Practical Considerations

The court recognized the practical realities of the automobile repossession market, which further informed its interpretation of fair market value. It acknowledged that creditors, like Honda, typically do not engage in retail sales and often lack the infrastructure to do so effectively. Instead, they utilize auction processes designed to maximize the sale price of repossessed vehicles. The court emphasized that this auction method was commercially reasonable and aimed at achieving the highest possible price for the collateral. By focusing on the auction process, the court asserted that the price obtained through such sales provided compelling evidence of the vehicle's fair market value. Additionally, the court pointed out that creditors have an inherent incentive to maximize the sale price, as this represents their last opportunity to recover losses from defaults.

Notice Requirements

In addressing the notice requirements under the Uniform Commercial Code (UCC), the court concluded that the notices sent by Honda were insufficient because they did not accurately reflect the calculation of the deficiency.
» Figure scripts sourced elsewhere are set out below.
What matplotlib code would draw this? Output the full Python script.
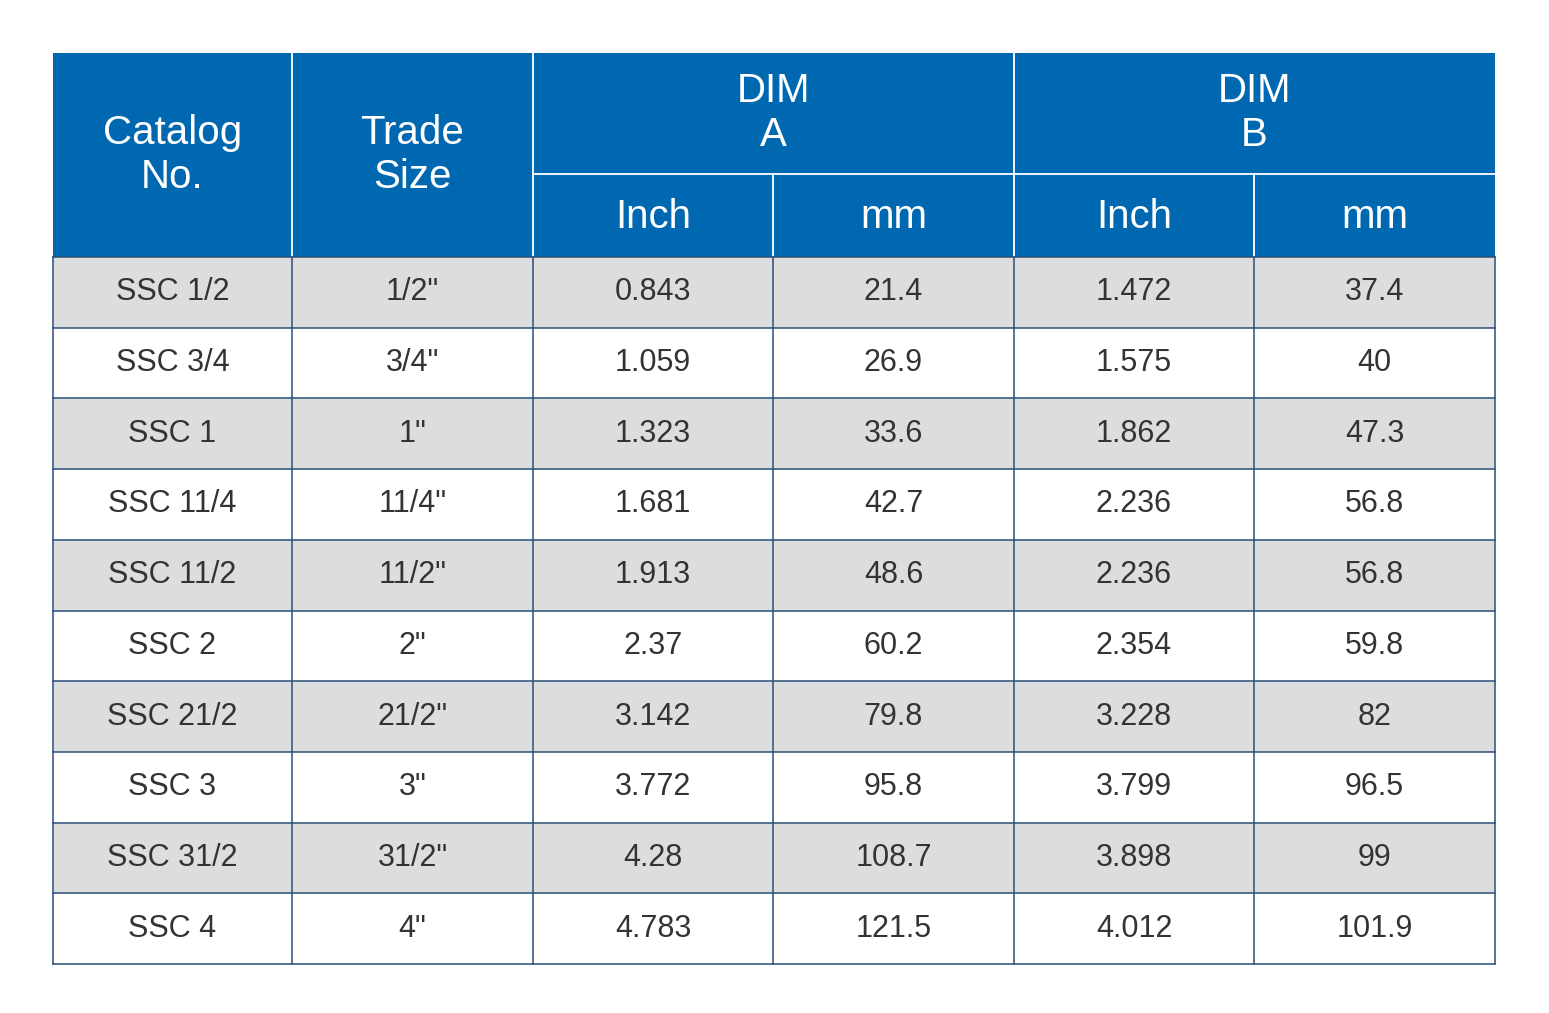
import matplotlib.pyplot as plt
from matplotlib.patches import Rectangle

catalog = ["SSC 1/2", "SSC 3/4", "SSC 1", "SSC 11/4", "SSC 11/2",
           "SSC 2", "SSC 21/2", "SSC 3", "SSC 31/2", "SSC 4"]
trade = ['1/2"', '3/4"', '1"', '11/4"', '11/2"', '2"', '21/2"', '3"', '31/2"', '4"']
a_inch = ["0.843", "1.059", "1.323", "1.681", "1.913", "2.37", "3.142", "3.772", "4.28", "4.783"]
a_mm = ["21.4", "26.9", "33.6", "42.7", "48.6", "60.2", "79.8", "95.8", "108.7", "121.5"]
b_inch = ["1.472", "1.575", "1.862", "2.236", "2.236", "2.354", "3.228", "3.799", "3.898", "4.012"]
b_mm = ["37.4", "40", "47.3", "56.8", "56.8", "59.8", "82", "96.5", "99", "101.9"]

BLUE = "#0067b1"
GRAY = "#dcddde"
TXT = "#333333"
LINE = "#2b4f7a"
FONT = "Liberation Sans"

W, H = 1549, 1013
fig = plt.figure(figsize=(W / 100, H / 100), dpi=100)
ax = fig.add_axes([0, 0, 1, 1])
ax.set_xlim(0, W)
ax.set_ylim(H, 0)
ax.axis("off")

xs = [53, 292, 533, 773, 1014, 1254, 1495]
top, mid, hdr_bot, bot = 53, 174, 257, 964
rh = (bot - hdr_bot) / len(catalog)

# header
ax.add_patch(Rectangle((xs[0], top), xs[-1] - xs[0], hdr_bot - top, color=BLUE, lw=0))
hk = dict(color="white", fontsize=29, ha="center", va="center", family=FONT)
ax.text((xs[0] + xs[1]) / 2, 155, "Catalog\nNo.", linespacing=1.2, **hk)
ax.text((xs[1] + xs[2]) / 2, 155, "Trade\nSize", linespacing=1.2, **hk)
ax.text((xs[2] + xs[4]) / 2, 113, "DIM\nA", linespacing=1.2, **hk)
ax.text((xs[4] + xs[6]) / 2, 113, "DIM\nB", linespacing=1.2, **hk)
for i, lab in enumerate(["Inch", "mm", "Inch", "mm"]):
    ax.text((xs[i + 2] + xs[i + 3]) / 2, 217, lab, **hk)
for x in xs[1:-1]:
    y0 = top if x in (292, 533, 1014) else mid
    ax.plot([x, x], [y0, hdr_bot], color="white", lw=1.3)
ax.plot([xs[2], xs[-1]], [mid, mid], color="white", lw=1.3)

# body
cols = [catalog, trade, a_inch, a_mm, b_inch, b_mm]
for r in range(len(catalog)):
    y = hdr_bot + r * rh
    if r % 2 == 0:
        ax.add_patch(Rectangle((xs[0], y), xs[-1] - xs[0], rh, color=GRAY, lw=0))
    for c, col in enumerate(cols):
        ax.text((xs[c] + xs[c + 1]) / 2, y + rh / 2, col[r], color=TXT, fontsize=22,
                ha="center", va="center", family=FONT)

for r in range(len(catalog) + 1):
    y = hdr_bot + r * rh
    ax.plot([xs[0], xs[-1]], [y, y], color=LINE, lw=1.1)
for x in xs:
    ax.plot([x, x], [hdr_bot, bot], color=LINE, lw=1.1)

fig.savefig("out.png", dpi=100, facecolor="white")
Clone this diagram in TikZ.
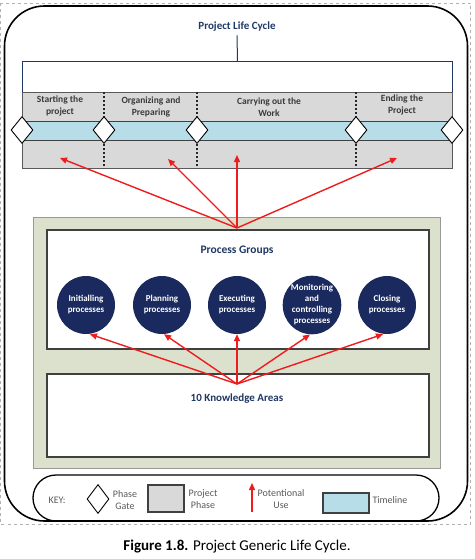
\documentclass[tikz,border=0pt]{standalone}
\usepackage{fontspec}
\setmainfont{Carlito}
\usetikzlibrary{shapes.geometric,arrows.meta}
\definecolor{navy}{HTML}{1F3864}
\definecolor{circnavy}{HTML}{1A2A5E}
\definecolor{phasegray}{HTML}{D9D9D9}
\definecolor{tlblue}{HTML}{B7DEE8}
\definecolor{sage}{HTML}{DCE1CD}
\definecolor{arrred}{HTML}{EE1C1C}
\definecolor{txtgray}{HTML}{3A3A3A}
\definecolor{keygray}{HTML}{595959}
\tikzset{
  gate/.style={shape=diamond,draw=black,line width=0.9pt,fill=white,minimum width=22pt,minimum height=27pt,inner sep=0pt},
  phaselbl/.style={align=center,text=txtgray,font=\fontsize{9.5}{12}\selectfont\bfseries},
  proc/.style={circle,fill=circnavy,minimum size=58pt,inner sep=0pt,align=center,text=white,font=\fontsize{9}{11}\selectfont\bfseries},
  usearrow/.style={draw=arrred,line width=1.4pt,-{Triangle[length=7pt,width=6pt]}},
  divider/.style={draw=black!85,line width=1.3pt,dash pattern=on 2pt off 2pt},
  keytxt/.style={align=center,text=keygray,font=\fontsize{10}{12}\selectfont},
  heading/.style={text=navy,font=\fontsize{11.5}{13}\selectfont\bfseries}
}
\begin{document}
\begin{tikzpicture}[x=1pt,y=-1pt]
\useasboundingbox (0,0) rectangle (474,559);
% dashed figure border
\draw[gray!60,dashed,line width=0.5pt] (0.5,3) rectangle (470.5,524);
% outer frame
\draw[black,line width=1.6pt,rounded corners=40pt] (4.5,6) rectangle (467.5,521);
% title
\node[heading,font=\fontsize{11}{13}\selectfont\bfseries] (title) at (237,27) {Project Life Cycle};
% life cycle bar
\node[draw=navy,line width=1pt,fill=white,minimum width=430pt,minimum height=31pt,inner sep=0pt,anchor=north west] (lcbar) at (22,61) {};
\draw[navy,line width=1pt] (title.south) -- (lcbar.north);
\node[draw=black!65,line width=1pt,fill=phasegray,minimum width=430pt,minimum height=76pt,inner sep=0pt,anchor=north west] (band) at (22,92) {};
\node[draw=black!75,line width=1pt,fill=tlblue,minimum width=430pt,minimum height=19pt,inner sep=0pt,anchor=north west] (timeline) at (22,121) {};
% dividers
\coordinate (d1t) at (104,92); \coordinate (d1b) at (104,168);
\coordinate (d2t) at (197,92); \coordinate (d2b) at (197,168);
\coordinate (d3t) at (356,92); \coordinate (d3b) at (356,168);
\draw[divider] (d1t) -- (d1b);
\draw[divider] (d2t) -- (d2b);
\draw[divider] (d3t) -- (d3b);
% gates
\node[gate] (g0) at (22,130) {};
\node[gate] (g1) at (104,130) {};
\node[gate] (g2) at (197,130) {};
\node[gate] (g3) at (356,130) {};
\node[gate] (g4) at (452,130) {};
% phase labels
\node[phaselbl] (p1) at (60,106) {Starting the\\project};
\node[phaselbl] (p2) at (151,107) {Organizing and\\Preparing};
\node[phaselbl] (p3) at (269,107) {Carrying out the\\Work};
\node[phaselbl] (p4) at (402,105) {Ending the\\Project};
% green panel
\node[draw=black!40,line width=1pt,fill=sage,minimum width=407pt,minimum height=251pt,inner sep=0pt,anchor=north west] (panel) at (33,217) {};
\node[draw=black!75,line width=1.5pt,fill=white,minimum width=382pt,minimum height=119pt,inner sep=0pt,anchor=north west] (pg) at (46,229) {};
\node[draw=black!75,line width=1.5pt,fill=white,minimum width=382pt,minimum height=83pt,inner sep=0pt,anchor=north west] (ka) at (46,373) {};
\node[heading] (pgtitle) at (237,251) {Process Groups};
\node[heading,font=\fontsize{11}{13}\selectfont\bfseries] (katitle) at (237,399) {10 Knowledge Areas};
% circles
\node[proc] (c1) at (86,305) {Initialling\\processes};
\node[proc] (c2) at (162,305) {Planning\\processes};
\node[proc] (c3) at (237,305) {Executing\\processes};
\node[proc] (c4) at (312,305) {Monitoring\\and\\controlling\\processes};
\node[proc] (c5) at (387,305) {Closing\\processes};
% arrows to phases
\coordinate (src1) at (237,228);
\coordinate (t1) at (60,158);
\coordinate (t2) at (168,159);
\coordinate (t3) at (237,155);
\coordinate (t4) at (397,158);
\draw[usearrow] (src1) -- (t1);
\draw[usearrow] (src1) -- (t2);
\draw[usearrow] (src1) -- (t3);
\draw[usearrow] (src1) -- (t4);
% arrows to process groups
\coordinate (src2) at (237,384);
\draw[usearrow] (src2) -- ([xshift=4pt]c1.south);
\draw[usearrow] (src2) -- ([xshift=2pt]c2.south);
\draw[usearrow] (src2) -- (c3.south);
\draw[usearrow] (src2) -- ([xshift=-2pt]c4.south);
\draw[usearrow] (src2) -- ([xshift=-4pt]c5.south);
% key
\draw[black,line width=1.3pt,rounded corners=23pt] (33,475) rectangle (439,521);
\node[keytxt] (keylbl) at (57,500) {KEY:};
\node[gate,minimum height=29pt] (kgate) at (98,499) {};
\node[keytxt] (kgatetxt) at (125,500) {Phase\\Gate};
\node[draw=black!75,line width=1.2pt,fill=phasegray,minimum width=36pt,minimum height=27pt,inner sep=0pt] (kphase) at (166,498.5) {};
\node[keytxt] (kphasetxt) at (203,499) {Project\\Phase};
\coordinate (kab) at (252,512);
\coordinate (kat) at (252,483);
\draw[usearrow] (kab) -- (kat);
\node[keytxt] (kusetxt) at (281,499) {Potentional\\Use};
\node[draw=black!75,line width=1.2pt,fill=tlblue,minimum width=46pt,minimum height=20pt,inner sep=0pt] (ktl) at (346,503) {};
\node[keytxt] (ktltxt) at (390,500) {Timeline};
% caption
\node[font=\fontsize{15}{17}\selectfont,text=black] (caption) at (237,547) {\textbf{Figure 1.8.} Project Generic Life Cycle.};
\end{tikzpicture}
\end{document}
The court ruled that the presale and postsale notices must explicitly state that the deficiency is calculated as the difference between the debtor's outstanding balance and the fair market value of the vehicle. It clarified that using the sale proceeds in the notices could mislead debtors about their actual deficiency liability. The court underscored the importance of transparency in communications with debtors, aiming to ensure they fully understand how their deficiencies are calculated. This requirement aligned with the statutory language of G. L. c. 255B, § 20B, emphasizing that the fair market value must be the basis for any deficiency claims.

Conclusion

Ultimately, the court held that the fair market value of a repossessed vehicle is determined by the highest price a willing buyer would pay in an open market, rather than being strictly defined as the retail value. The court's reasoning incorporated an interpretation of the statutory language, legislative intent, and the practical realities of the automobile repossession market. It confirmed that the statutory framework allowed for flexibility in how fair market value is established, and that creditors are encouraged to maximize the sale price of repossessed vehicles through commercially reasonable methods. Furthermore, the court mandated that notices provided to debtors must accurately reflect the calculation of deficiencies based on fair market value. This comprehensive analysis reinforced the notion that the Legislature aimed to balance the interests of both creditors and debtors in the context of automobile repossession.